Le volume ainsi fixé, la matérialité de la construction s’impose d’emblée aux architectes comme une évidence : loin de la boîte opaque à quoi se réduisent souvent les équipements sportifs, ce sont des façades-rideaux qui généreront le mieux cette « nouvelle perception de l’ensemble » qu’ils désirent. Elles réfléchiront en effet les édifices ici présents, mais en les morcelant pour en renouveler la vision, et pareille fragmentation s’obtiendra grâce aux hauteurs variables des panneaux de la seconde peau, placée derrière le voile verrier. Parmi les métaux à effet de miroir susceptibles de former cette seconde peau, les concepteurs portent leur choix sur le cuivre, dont la teinte viendra réchauffer les reflets captés par le verre.
Voici trois ans que l’équipement est livré, avec l’esplanade, et le parallélépipède rectangle que constitue son plateau sportif est réellement parvenu à unifier le lieu, par la neutralité de sa forme ainsi que l’horizontalité de son couronnement d’Alucobond noir qui trace un moyen terme entre les toitures dissemblables de l’hôtel de ville et du collège. Les travées des baies de ces derniers trouvent un écho de leur régularité dans le rythme des façades-rideaux : une succession d’épines verticales en acier y assure la fixation des panneaux de verre, LAN ayant préféré cette solution à l’habituel mais moins élégant quadrillage de traverses et montants. Orthogonalité et verticalité sont donc les deux caractéristiques qui frappent dès l’abord. Si l’on continue à examiner cette architecture, on voit qu’elles l’organisent de bout en bout.

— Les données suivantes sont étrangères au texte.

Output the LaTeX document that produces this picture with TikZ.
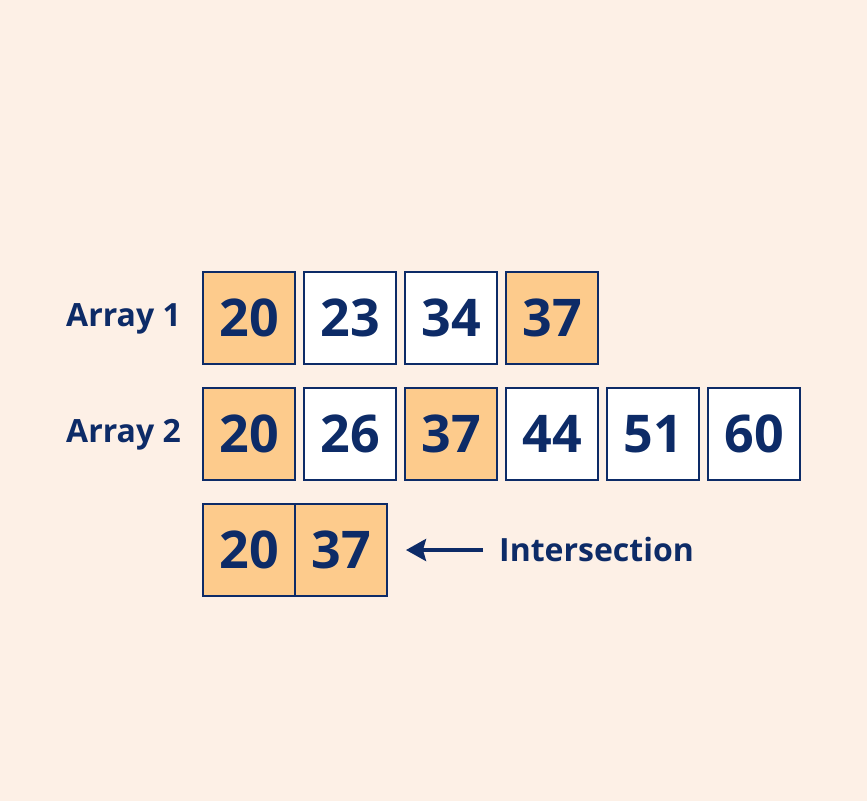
\documentclass[tikz,border=0pt]{standalone}
\usepackage{fontspec}
\setmainfont{Open Sans}
\usetikzlibrary{arrows.meta}
\definecolor{bgc}{HTML}{FDF0E6}
\definecolor{navy}{HTML}{0D2B67}
\definecolor{hilite}{HTML}{FDCB8C}
\tikzset{
  cell/.style={draw=navy, line width=1.8pt, minimum width=92pt, minimum height=92pt, inner sep=0pt,
    font=\fontsize{52}{52}\selectfont\bfseries, text=navy, fill=white},
  hit/.style={cell, fill=hilite},
  lbl/.style={font=\fontsize{32}{32}\selectfont\bfseries, text=navy, inner sep=0pt}
}
\begin{document}
\begin{tikzpicture}[x=1pt,y=-1pt]
\fill[bgc] (0,0) rectangle (867,801);
\useasboundingbox (0,0) rectangle (867,801);
% Row 1
\node[lbl, anchor=east] (l1) at (181,319) {Array 1};
\node[hit]  (a1) at (249,318) {20};
\node[cell] (a2) at (350,318) {23};
\node[cell] (a3) at (451,318) {34};
\node[hit]  (a4) at (552,318) {37};
% Row 2
\node[lbl, anchor=east] (l2) at (181,435) {Array 2};
\node[hit]  (b1) at (249,434) {20};
\node[cell] (b2) at (350,434) {26};
\node[hit]  (b3) at (451,434) {37};
\node[cell] (b4) at (552,434) {44};
\node[cell] (b5) at (653,434) {51};
\node[cell] (b6) at (754,434) {60};
% Row 3
\node[hit] (c1) at (249,550) {20};
\node[hit] (c2) at (341,550) {37};
\node[lbl, anchor=west] (it) at (499,549) {Intersection};
\coordinate (s) at (483,550);
\coordinate (e) at (406,550);
\draw[navy, line width=3.6pt, -{Stealth[length=20pt,width=22pt,inset=3pt]}] (s) -- (e);
\end{tikzpicture}
\end{document}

Verticalité d’abord. S’élevant sur plus de 8 mètres à l’intérieur mais visibles à travers le verre, des piliers d’acier composent l’ossature du plateau sportif, doublés d’un voile béton en partie basse. Sur le noir socle de façade formé par ce voile s’appuient les façades-rideaux, avec sur leurs 7 mètres de hauteur la scansion verticale des épines de structure. Ces dernières, fixées en tête aux piliers d’acier par le biais d’une costière, présentent un entraxe de 59 centimètres de l’une à l’autre. D’un gris RAL 9007 et se développant sur 16 centimètres de profondeur par 4 de largeur, elles adoptent, côté extérieur, un noir 9005 et un profil en T pour se faire les plus légères possible. N’apparaît d’horizontal dans toute cette composition que le joint entre les deux hauteurs de vitrage (type 66.2/16/66.2), une pose bord à bord le limitant de plus à 2 centimètres.

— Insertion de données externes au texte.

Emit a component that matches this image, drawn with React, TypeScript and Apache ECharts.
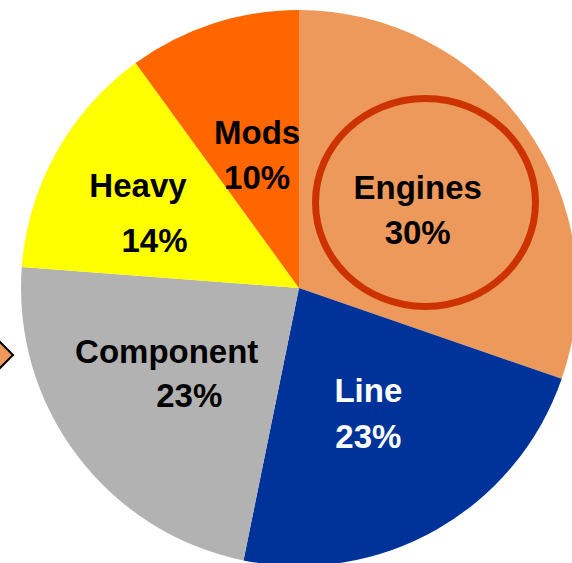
import React, { useEffect, useRef } from "react";
import * as echarts from "echarts";

const categories = ["Engines", "Line", "Component", "Heavy", "Mods"];
const shares = [30.3, 22.9, 23.0, 13.8, 10.0];
const shareLabels = ["30%", "23%", "23%", "14%", "10%"];
const sliceColors = ["#ED995C", "#003399", "#B2B2B2", "#FFFF00", "#FF6600"];
const labelColors = ["#000000", "#FFFFFF", "#000000", "#000000", "#000000"];
const labelShift = [
  [3, 4],
  [-1, 2],
  [-19, 0],
  [-37, -6],
  [2, 2],
];
const pctPadLeft = [0, 0, 45, 33, 0];
const lineHeights = [45, 46, 44, 55, 45];

export default function App() {
  const ref = useRef<HTMLDivElement>(null);
  useEffect(() => {
    if (!ref.current) return;
    const chart = echarts.init(ref.current, undefined, { renderer: "svg" });
    const font = "'Liberation Sans', Arial, sans-serif";
    const data = categories.map((name, i) => ({
      name,
      value: shares[i],
      itemStyle: { color: sliceColors[i] },
      label: {
        formatter: `{n|${name}}\n{p|${shareLabels[i]}}`,
        rich: {
          n: {
            fontSize: 33,
            fontWeight: "bold",
            fontFamily: font,
            color: labelColors[i],
            lineHeight: lineHeights[i],
          },
          p: {
            fontSize: 33,
            fontWeight: "bold",
            fontFamily: font,
            color: labelColors[i],
            lineHeight: lineHeights[i],
            padding: [0, 0, 0, pctPadLeft[i]],
          },
        },
      },
    }));
    chart.setOption({
      animation: false,
      backgroundColor: "#FFFFFF",
      series: [
        {
          type: "pie",
          center: [299, 288],
          radius: [0, 278],
          startAngle: 90,
          clockwise: true,
          avoidLabelOverlap: false,
          label: {
            show: true,
            position: "inside",
            fontSize: 33,
            fontWeight: "bold",
            fontFamily: font,
          },
          labelLine: { show: false },
          emphasis: { disabled: true },
          itemStyle: { borderWidth: 0 },
          labelLayout: (params: any) => ({
            dx: labelShift[params.dataIndex][0],
            dy: labelShift[params.dataIndex][1],
          }),
          data,
        },
      ],
      graphic: [
        {
          type: "ellipse",
          shape: { cx: 425.5, cy: 202.5, rx: 110, ry: 104 },
          style: { fill: "none", stroke: "#CC3300", lineWidth: 7 },
          z: 100,
        },
        {
          type: "polygon",
          shape: {
            points: [
              [-17, 355],
              [-2, 340],
              [13, 355],
              [-2, 370],
            ],
          },
          style: { fill: "#ED995C", stroke: "#000000", lineWidth: 2 },
          z: 100,
        },
      ],
    });
    return () => chart.dispose();
  }, []);
  return (
    <div
      ref={ref}
      style={{ position: "fixed", left: 0, top: 0, width: 572, height: 563 }}
    />
  );
}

Et voici que l’orthogonalité s’accentue grâce aux panneaux de cuivre glissés entre piliers d’acier et vitrage : chacun compose un rectangle qui diffère du voisin en hauteur, l’ensemble pouvant évoquer aux passants quelque colonnade où chaque colonne aurait grandi différemment… Pilastres, d’ailleurs, plus que colonnes, car il s’agit de tôles de 2 millimètres collées sur panneaux de bois. Et ces pilastres de cuivre, fragmentant par leurs variations de hauteur tout ce que le vitrage reflète – citadins, bâtiments, arbres ou nuées –, empreignent ces images d’une teinte sépia pâlie, tels des clichés à l’aube de la photographie, tremblés, effacés.
C’est aussi une perception atténuée que les panneaux de cuivre produisent à l’intérieur, mais des sons : doublés d’une pellicule de stratifié, ils atténuent le vacarme propre aux salles de sport. Arrêtant les regards des passants et protégeant le vitrage des tirs de ballons, ils laissent en partie haute le ciel pénétrer avec la lumière. Voici alors que se produit le même phénomène de réflexion lumineuse qu’à l’extérieur : le bleu vif du revêtement de sol sportif, se propageant au dos des panneaux de cuivre et au plafond, empreint leur blanc d’une touche gris bleuté. Les façades-rideaux, immergées tout comme l’ample espace dans cette teinte diaphane, participent ainsi, au verso, d’un jeu esthétique aussi sophistiqué qu’au recto.